* [Set task]
Wherever the string "this" occurs in a line of these records, report that line.

* [Records for the task]
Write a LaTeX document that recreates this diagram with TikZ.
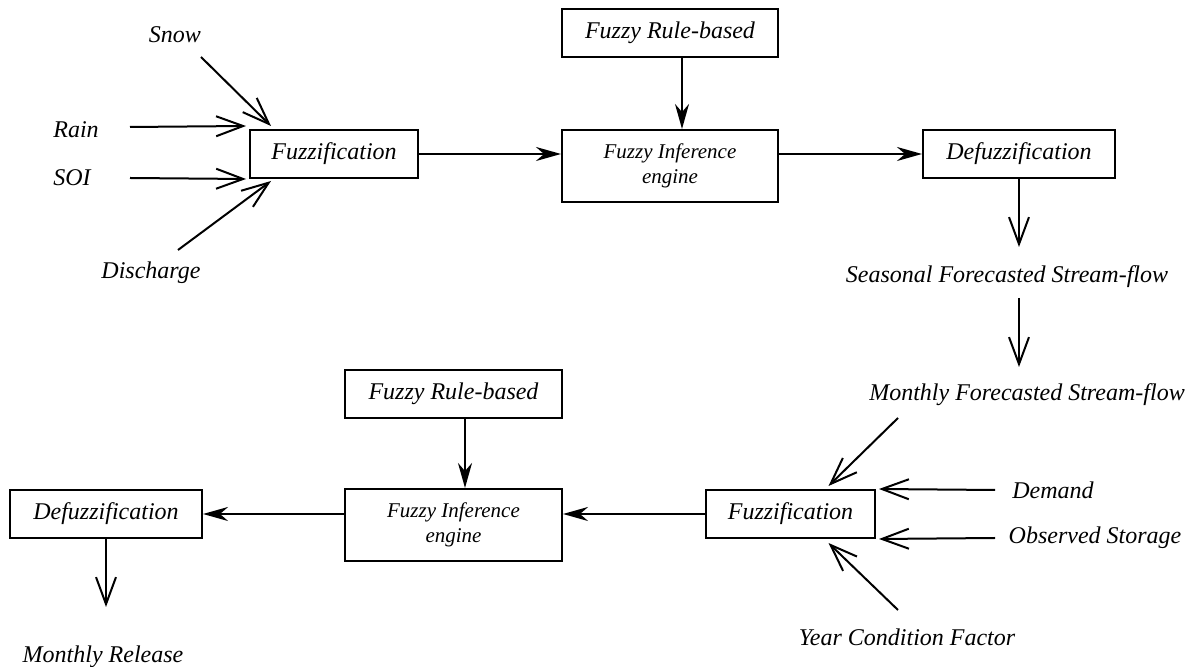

--

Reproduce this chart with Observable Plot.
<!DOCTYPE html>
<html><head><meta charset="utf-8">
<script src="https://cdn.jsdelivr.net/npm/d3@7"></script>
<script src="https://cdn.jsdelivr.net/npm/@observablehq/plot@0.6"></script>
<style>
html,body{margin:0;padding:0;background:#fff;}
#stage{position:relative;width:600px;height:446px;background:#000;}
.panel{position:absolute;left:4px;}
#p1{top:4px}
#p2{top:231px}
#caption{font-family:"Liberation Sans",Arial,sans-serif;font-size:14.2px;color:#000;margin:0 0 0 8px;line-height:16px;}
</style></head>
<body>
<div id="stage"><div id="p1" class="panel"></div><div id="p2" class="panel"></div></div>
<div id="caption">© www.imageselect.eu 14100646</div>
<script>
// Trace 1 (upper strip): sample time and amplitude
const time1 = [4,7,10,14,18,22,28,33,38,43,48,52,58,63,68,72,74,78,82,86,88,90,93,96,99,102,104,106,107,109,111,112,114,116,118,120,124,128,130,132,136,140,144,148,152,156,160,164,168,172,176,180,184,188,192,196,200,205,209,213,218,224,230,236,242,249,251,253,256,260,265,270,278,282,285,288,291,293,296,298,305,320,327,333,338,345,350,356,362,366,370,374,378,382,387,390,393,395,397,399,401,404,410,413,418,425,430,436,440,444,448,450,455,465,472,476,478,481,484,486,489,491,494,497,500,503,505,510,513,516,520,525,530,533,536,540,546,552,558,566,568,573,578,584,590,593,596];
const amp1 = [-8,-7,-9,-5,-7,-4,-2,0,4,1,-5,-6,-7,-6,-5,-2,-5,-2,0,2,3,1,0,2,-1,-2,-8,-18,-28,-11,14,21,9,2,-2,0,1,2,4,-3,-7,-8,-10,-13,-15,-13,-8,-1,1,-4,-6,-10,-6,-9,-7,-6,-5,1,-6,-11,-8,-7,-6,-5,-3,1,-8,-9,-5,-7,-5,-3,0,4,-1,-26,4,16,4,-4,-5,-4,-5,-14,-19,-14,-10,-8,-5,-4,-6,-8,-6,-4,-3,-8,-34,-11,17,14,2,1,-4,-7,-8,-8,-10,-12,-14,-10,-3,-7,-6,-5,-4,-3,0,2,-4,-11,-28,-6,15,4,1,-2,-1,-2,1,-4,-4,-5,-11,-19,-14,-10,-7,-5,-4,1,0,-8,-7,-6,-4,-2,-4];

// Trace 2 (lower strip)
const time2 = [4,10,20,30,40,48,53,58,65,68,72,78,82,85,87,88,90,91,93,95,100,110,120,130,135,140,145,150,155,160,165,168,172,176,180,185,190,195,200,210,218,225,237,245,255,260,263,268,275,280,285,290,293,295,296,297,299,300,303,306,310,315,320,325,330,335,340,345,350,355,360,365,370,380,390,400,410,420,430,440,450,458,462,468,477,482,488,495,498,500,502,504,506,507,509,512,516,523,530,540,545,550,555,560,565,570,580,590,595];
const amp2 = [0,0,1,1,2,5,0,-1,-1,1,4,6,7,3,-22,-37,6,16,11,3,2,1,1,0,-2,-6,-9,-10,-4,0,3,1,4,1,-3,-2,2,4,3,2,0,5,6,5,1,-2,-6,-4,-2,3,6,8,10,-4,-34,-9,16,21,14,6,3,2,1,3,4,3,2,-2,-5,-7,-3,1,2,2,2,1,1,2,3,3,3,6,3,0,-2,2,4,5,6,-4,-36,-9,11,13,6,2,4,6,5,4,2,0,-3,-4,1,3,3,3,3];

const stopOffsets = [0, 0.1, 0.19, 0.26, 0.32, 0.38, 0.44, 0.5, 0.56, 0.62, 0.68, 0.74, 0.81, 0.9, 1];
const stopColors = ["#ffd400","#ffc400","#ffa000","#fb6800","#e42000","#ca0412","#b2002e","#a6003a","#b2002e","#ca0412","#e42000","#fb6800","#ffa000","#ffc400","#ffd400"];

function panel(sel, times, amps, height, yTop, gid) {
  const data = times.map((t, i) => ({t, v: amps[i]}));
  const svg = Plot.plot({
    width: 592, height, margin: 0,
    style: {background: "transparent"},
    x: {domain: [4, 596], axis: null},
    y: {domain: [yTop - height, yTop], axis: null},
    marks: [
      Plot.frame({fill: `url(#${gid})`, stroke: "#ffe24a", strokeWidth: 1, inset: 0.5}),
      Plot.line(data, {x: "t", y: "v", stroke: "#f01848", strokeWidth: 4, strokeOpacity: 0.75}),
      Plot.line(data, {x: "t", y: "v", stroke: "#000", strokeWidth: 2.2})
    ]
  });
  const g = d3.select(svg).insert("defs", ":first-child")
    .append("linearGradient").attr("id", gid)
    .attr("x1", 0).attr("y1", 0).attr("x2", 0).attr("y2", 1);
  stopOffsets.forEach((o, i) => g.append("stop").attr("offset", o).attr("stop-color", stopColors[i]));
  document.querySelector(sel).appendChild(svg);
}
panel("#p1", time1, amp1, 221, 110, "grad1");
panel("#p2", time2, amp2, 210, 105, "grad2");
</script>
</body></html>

* [Final result]
Write a LaTeX document that recreates this diagram with TikZ.
Reproduce this chart with Observable Plot.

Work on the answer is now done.